Sparsity in Bayesian Inversion of Parametric Operator Equations

Abstract

We establish posterior sparsity in Bayesian inversion for systems with distributed parameter uncertainty subject to noisy data. We generalize the particular case of scalar diffusion problems with random coefficients in [29] to broad classes of operator equations. For countably parametric, deterministic representations of uncertainty in the forward problem which belongs to a certain sparsity class, we quantify analytic regularity of the (countably parametric) Bayesian posterior density and prove that the parametric, deterministic density of the Bayesian posterior belongs to the same sparsity class. Generalizing [32, 29], the considered forward problems are parametric, deterministic operator equations, and computational Bayesian inversion is to evaluate expectations of quantities of interest (QoIs) under the Bayesian posterior, conditional on given data.
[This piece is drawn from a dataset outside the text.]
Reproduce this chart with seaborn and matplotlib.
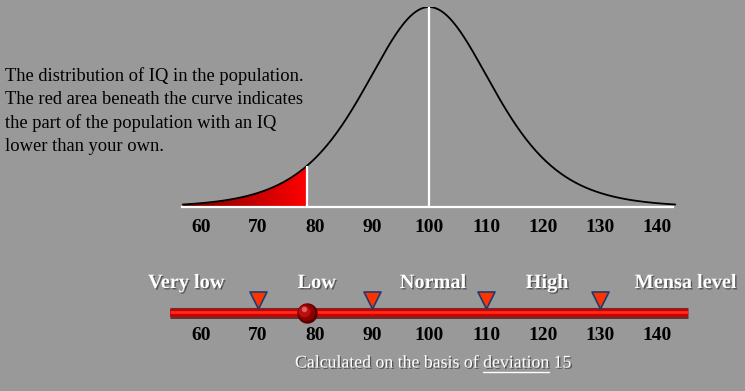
import numpy as np
import pandas as pd
import seaborn as sns
import matplotlib.pyplot as plt
import matplotlib.patheffects as pe
from matplotlib.colors import LinearSegmentedColormap

sns.set_style("white")
plt.rcParams['font.family'] = ['Liberation Serif', 'DejaVu Serif']

# data
mean_iq = 100
deviation = 15
your_iq = 78.6
curve_range = (56.8, 143.2)
tick_values = [60, 70, 80, 90, 100, 110, 120, 130, 140]
band_names = ["Very low", "Low", "Normal", "High", "Mensa level"]
band_label_x = [57.4, 80.3, 100.7, 120.7, 145.0]
band_limits = [70, 90, 110, 130]
slider_range = (54.6, 145.4)
intro = ("The distribution of IQ in the population.\n"
         "The red area beneath the curve indicates\n"
         "the part of the population with an IQ\n"
         "lower than your own.")

bg = '#999999'
W, H = 745, 391
xlim = (100 - 429 / 5.7, 100 + 316 / 5.7)


def density(x):
    # bell curve of the page, scale = deviation
    z = (np.asarray(x) - mean_iq) / deviation
    return 1 / np.cosh(z) ** 2 / (4 * deviation)


iq = np.linspace(curve_range[0], curve_range[1], 400)
df = pd.DataFrame({'iq': iq, 'density': density(iq)})
peak = density(mean_iq)

fig = plt.figure(figsize=(W / 100, H / 100), dpi=100)
fig.patch.set_facecolor(bg)

# ---- distribution panel
ax = fig.add_axes([0, (H - 207) / H, 1, 200 / H])
ax.set_facecolor('none')
ax.set_xlim(*xlim)
ax.set_ylim(0, peak)

low = df[df.iq <= your_iq]
poly = ax.fill_between(low.iq, 0, low.density, color='red', lw=0)
cmap = LinearSegmentedColormap.from_list('reds', ['#780000', '#ff0000'])
grad = ax.imshow(np.linspace(0, 1, 256)[None, :], cmap=cmap, aspect='auto',
                 extent=[curve_range[0], your_iq, 0, peak], zorder=2)
grad.set_clip_path(poly.get_paths()[0], transform=ax.transData)
poly.set_alpha(0)

sns.lineplot(data=df, x='iq', y='density', color='black', lw=1.3, ax=ax, zorder=3)
ax.vlines([mean_iq, your_iq], 0, [peak, density(your_iq)], color='white', lw=1.6, zorder=4)

for s in ['top', 'left', 'right']:
    ax.spines[s].set_visible(False)
ax.spines['bottom'].set_color('white')
ax.spines['bottom'].set_linewidth(1.6)
ax.spines['bottom'].set_bounds(56.6, 142.8)
ax.set_xticks(tick_values)
ax.set_yticks([])
ax.tick_params(axis='x', colors='white', length=5, width=1.2, pad=4,
               labelcolor='black', labelsize=14)
for t in ax.get_xticklabels():
    t.set_fontweight('bold')
ax.set_xlabel('')
ax.set_ylabel('')

fig.text(5 / W, 1 - 67 / H, intro, fontsize=13.3, color='black', va='top',
         ha='left', linespacing=1.46)

# ---- slider panel (y in pixel rows)
bx = fig.add_axes([0, (H - 319) / H, 1, 60 / H])
bx.set_facecolor('none')
bx.set_xlim(*xlim)
bx.set_ylim(319, 259)
for s in bx.spines.values():
    s.set_visible(False)
bx.set_yticks([])
bx.set_xticks(tick_values)
bx.tick_params(axis='x', colors='white', length=4, width=1.2, pad=2,
               labelcolor='black', labelsize=14)
for t in bx.get_xticklabels():
    t.set_fontweight('bold')

bx.plot(slider_range, [313, 313], color='#5e3434', lw=8, solid_capstyle='butt', zorder=2)
bx.plot(slider_range, [313, 313], color='#d00000', lw=5.5, solid_capstyle='butt', zorder=3)
bx.plot(slider_range, [312.3, 312.3], color='#ff2a1a', lw=2, solid_capstyle='butt', zorder=4)

sns.scatterplot(x=band_limits, y=[300] * len(band_limits), marker='v', s=150,
                color='#ff3300', edgecolor='#1d3c6e', linewidth=1.2, ax=bx, zorder=5,
                clip_on=False)
bx.scatter([your_iq], [313], s=215, color='#5a0000', lw=0, zorder=6, clip_on=False)
bx.scatter([your_iq - 0.25], [312], s=150, color='#8e0000', lw=0, zorder=7, clip_on=False)
bx.scatter([your_iq - 0.5], [310.5], s=70, color='#b81010', lw=0, zorder=8, clip_on=False)
bx.scatter([your_iq - 0.6], [309], s=15, color='#e46060', lw=0, zorder=9, clip_on=False)

shadow = [pe.withSimplePatchShadow(offset=(1, -1), shadow_rgbFace='#444444', alpha=0.8)]
for name, x in zip(band_names, band_label_x):
    bx.text(x, 283, name, ha='center', va='center', color='white', fontsize=14.6,
            fontweight='bold', path_effects=shadow, clip_on=False)

ctext = fig.text(295 / W, 1 - 363 / H, "Calculated on the basis of ", color='white',
                 fontsize=12.8, ha='left', va='center', path_effects=shadow)
fig.canvas.draw()
bb = ctext.get_window_extent()
dtext = fig.text(bb.x1 / W, 1 - 363 / H, "deviation", color='white', fontsize=12.8,
                 ha='left', va='center', path_effects=shadow)
fig.canvas.draw()
bb2 = dtext.get_window_extent()
fig.add_artist(plt.Line2D([bb2.x0 / W, bb2.x1 / W], [1 - 372 / H] * 2,
                          color='white', lw=1))
fig.text(bb2.x1 / W, 1 - 363 / H, " 15", color='white', fontsize=12.8,
         ha='left', va='center', path_effects=shadow)

fig.savefig('out.png', dpi=100, facecolor=bg)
The sparsity results imply, on the one hand, sparsity of Legendre (generalized) polynomial chaos expansions of the Bayesian posterior and, on the other hand, convergence rates for data-adaptive Smolyak integration algorithms for computational Bayesian estimation which are independent of dimension of the parameter space. The convergence rates are, in particular, superior to Markov Chain Monte-Carlo sampling of the posterior, in terms of the number N of instances of the parametric forward problem to be solved.